Judgment Pronouncement

RTI and Judicial Independence

A five-judge Constitution Bench was deciding the extent to which the Supreme Court falls within the ambit of the Right to Information (RTI) Act, 2005. It was hearing a challenge to orders issued by the Central Information Commission (CIC) in 2009, which required the Central Public Information Officer (CPIO) of the Supreme Court to disclose certain sensitive information. Specifically, the CIC directed the Court to divulge:

  1. Information pertaining to the correspondences & file notings between the Collegium and the central government, in particular with regards to the appointment of Justices HL Dattu, AK Ganguly and RM Lodha.
  2. Whether Supreme Court and High Court judges had declared their personal assets with the Chief Justice of India.
  3. A correspondence between the CJI and a Madras High Court judge, after the latter had been approached by a Union Minister, who was attempting to influence the court.


The Court had resisted these orders on the ground that public disclosure may curtail the independence of the judiciary. Further, fiduciary and personal information is exempted from RTI requests under Sections 8(1)(e) and (j) of the RTI Act. The counter-argument however is that public disclosure may also be guaranteed to citizens under the fundamental right to know. And Sections 8(1)(e) and (j) are subject to larger public interest.

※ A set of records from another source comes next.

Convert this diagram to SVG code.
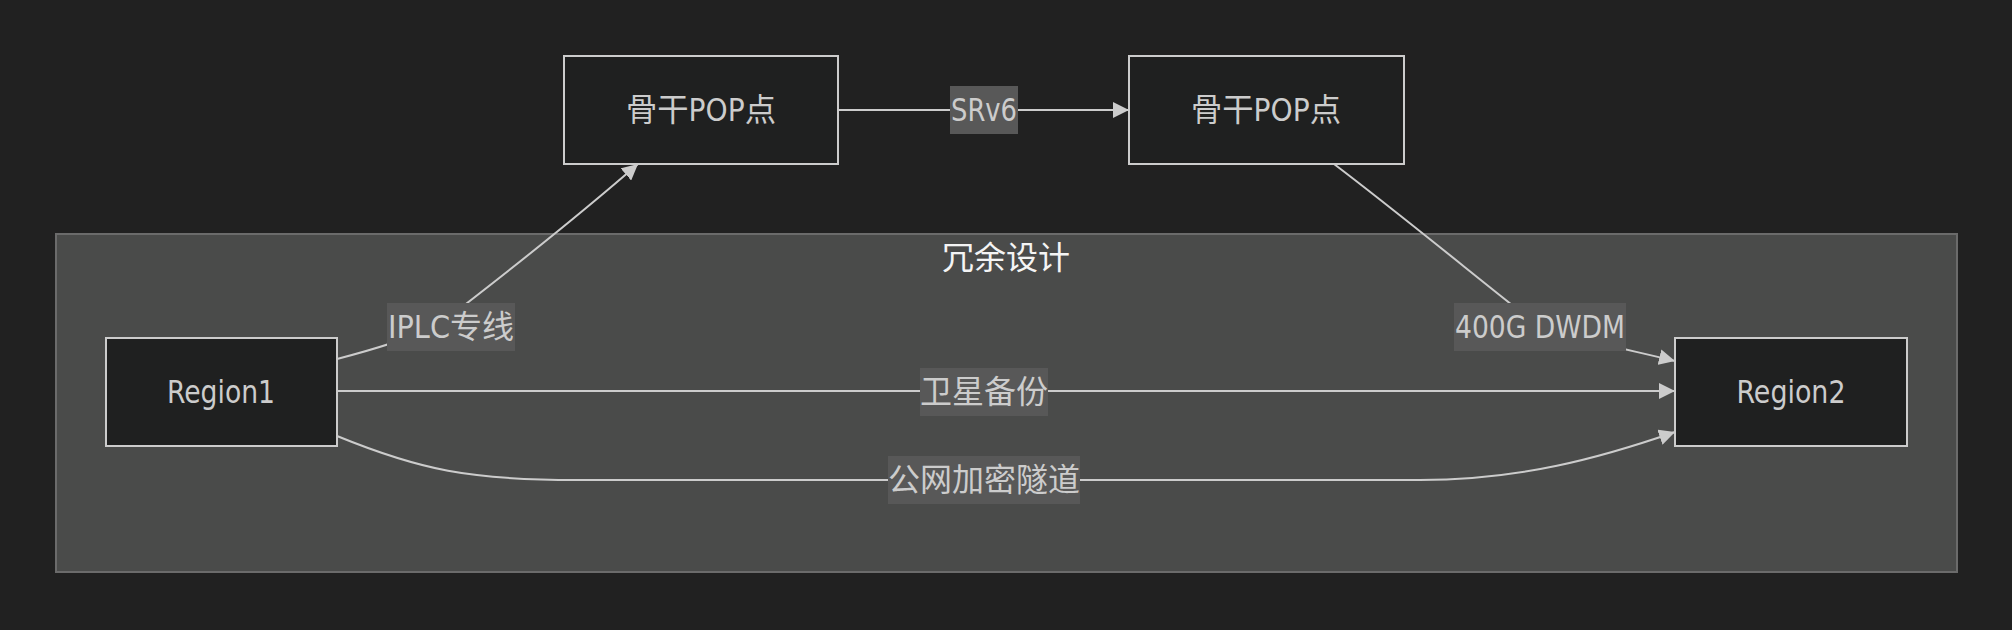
<svg xmlns="http://www.w3.org/2000/svg" width="2012" height="630" viewBox="0 0 2012 630">
<style>
.bg{fill:#212121}
.cluster{fill:#4a4b4a;stroke:#6b6b6b;stroke-width:2}
.node rect{fill:#1f2020;stroke:#cccccc;stroke-width:2}
.t{font-family:"DejaVu Sans Condensed","DejaVu Sans","Noto Sans CJK SC",sans-serif;font-stretch:condensed;font-size:32px;fill:#cccccc;text-anchor:middle;dominant-baseline:central}
.title{fill:#f4f4f4}
.edge{fill:none;stroke:#cccccc;stroke-width:2;marker-end:url(#arrow)}
.lbg{fill:#585858}
</style>
<defs>
<marker id="arrow" markerUnits="userSpaceOnUse" markerWidth="18" markerHeight="16" refX="16" refY="8" orient="auto">
<path d="M0,0 L16,8 L0,16 z" fill="#cccccc"/>
</marker>
</defs>
<rect class="bg" x="0" y="0" width="2012" height="630"/>
<g id="cluster-redundancy">
<rect class="cluster" x="56" y="234" width="1901" height="338"/>
<text class="t title" x="1006" y="258">冗余设计</text>
</g>
<g id="connectors">
<path class="edge" d="M838,110 L1129,110"/>
<path class="edge" d="M337,359 C360,353 400,342 436,327 C500,278 585,210 638,164"/>
<path class="edge" d="M1334,164 C1400,214 1480,280 1540,327 C1580,340 1630,350 1675,361"/>
<path class="edge" d="M337,391 L1675,391"/>
<path class="edge" d="M337,436 C420,470 470,480 577,480 L1420,480 C1520,480 1600,458 1675,432"/>
</g>
<g id="edge-labels">
<g id="label-srv6"><rect class="lbg" x="950" y="86" width="68" height="48"/><text class="t" x="984" y="110" textLength="66" lengthAdjust="spacingAndGlyphs">SRv6</text></g>
<g id="label-iplc"><rect class="lbg" x="387" y="303" width="128" height="48"/><text class="t" x="451" y="327" textLength="126" lengthAdjust="spacingAndGlyphs">IPLC专线</text></g>
<g id="label-dwdm"><rect class="lbg" x="1454" y="303" width="172" height="48"/><text class="t" x="1540" y="327" textLength="170" lengthAdjust="spacingAndGlyphs">400G DWDM</text></g>
<g id="label-sat"><rect class="lbg" x="920" y="368" width="128" height="48"/><text class="t" x="984" y="392">卫星备份</text></g>
<g id="label-tunnel"><rect class="lbg" x="888" y="456" width="192" height="48"/><text class="t" x="984" y="480">公网加密隧道</text></g>
</g>
<g id="pop1" class="node"><rect x="564" y="56" width="274" height="108"/><text class="t" x="701" y="110" textLength="150" lengthAdjust="spacingAndGlyphs">骨干POP点</text></g>
<g id="pop2" class="node"><rect x="1129" y="56" width="275" height="108"/><text class="t" x="1266" y="110" textLength="150" lengthAdjust="spacingAndGlyphs">骨干POP点</text></g>
<g id="region1" class="node"><rect x="106" y="338" width="231" height="108"/><text class="t" x="221" y="392" textLength="108" lengthAdjust="spacingAndGlyphs">Region1</text></g>
<g id="region2" class="node"><rect x="1675" y="338" width="232" height="108"/><text class="t" x="1791" y="392" textLength="109" lengthAdjust="spacingAndGlyphs">Region2</text></g>
</svg>
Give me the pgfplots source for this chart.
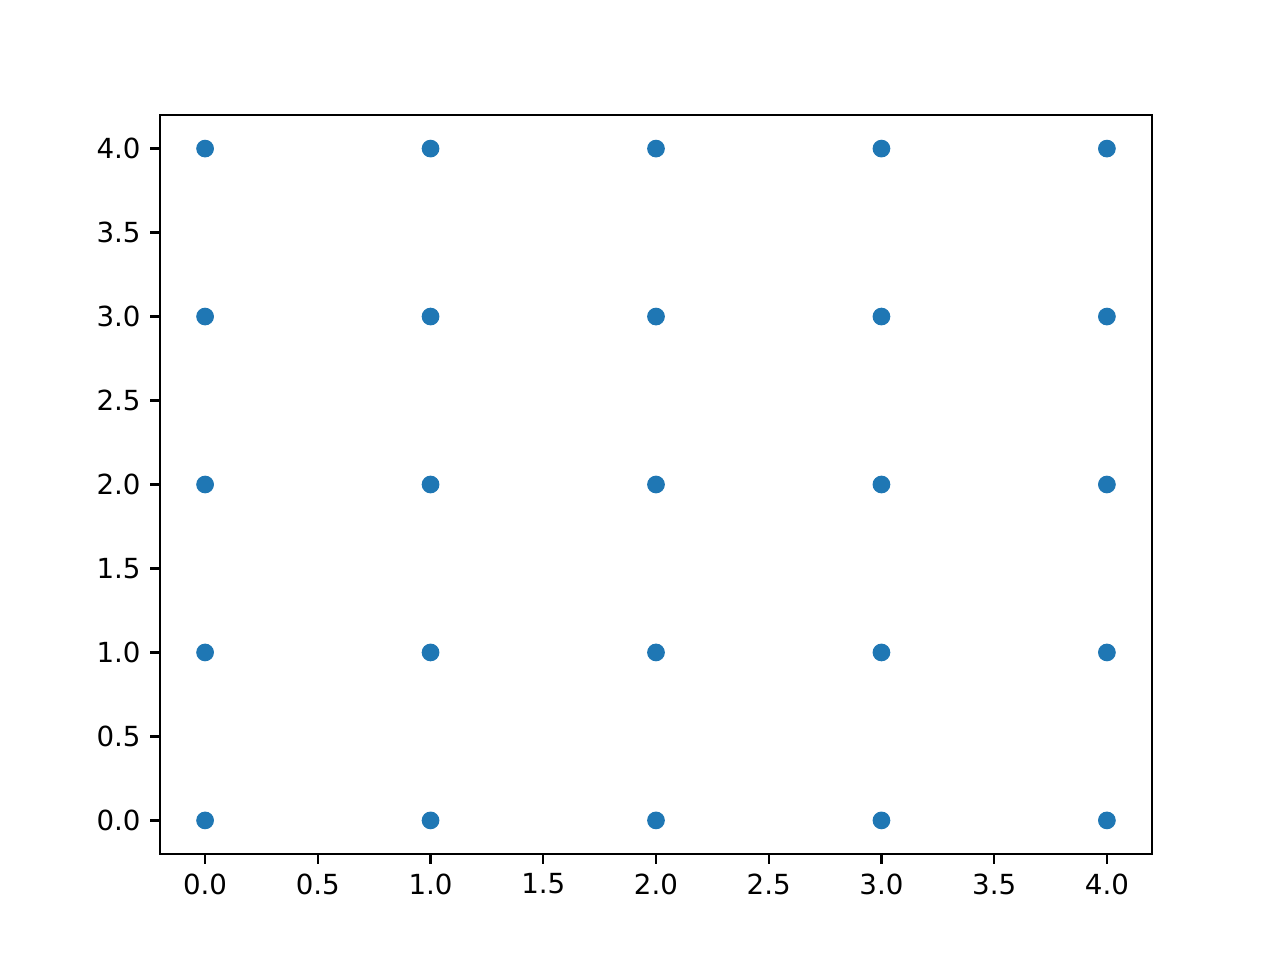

Today, the Bench upheld the 2nd CIC order pertaining to the personal assets of Supreme Court and High Court judges. Regarding the 1st and 3rd CIC orders, it held they should be remitted to Court’s CPIO for re-examination.


Summary of pronouncement:

Three opinions:

  • Majority: Justice Khanna on behalf of Chief Justice Gogoi, Justice Deepak Gupta and himself
  • Concurring: Justice Ramana
  • Concurring: Justice DY Chandrachud


Justice Khanna:

  • Chief Justice is a ‘public authority’ under the RTI Act.
  • Transparency does not conflict with judicial independence
  • Appeal against the 2nd CIC order dismissed. Delhi High Court judgment upheld, which ordered the CPIO of the Supreme Court to fulfill the CIC order.
    • General question of whether personal asset disclosure is subject to RTI requests left open
  • Chief Justice is not in a fiduciary relationship with fellow judges and that hence the exemption under Section 8(1)(e) of the RTI does not apply.
  • Third-party notice has to be issued before the disclosure of personal information.
  • Other CIC orders returned to the CPIO of the Supreme Court for re-examination. CPIO to notify third parties and take into consideration objections, if any, by such parties.


Justice Ramana:

  • Establishes a two-step test for assessing whether information is exempt from RTI requests under Section 8(1)(j) of the RTI Act. Section 8(1)(j) exempts personal information, subject to public interest. Any disclosure must meet the demands of the ‘reasonable expectation of privacy’ and ‘freedom of expression’.


Justice Chandrachud:

  • CJI is not in a fiduciary relationship with his fellow judges. Further, on the issue of personal information, he says that the CPIO must decide RTI requests in accordance with the doctrine of proportionality.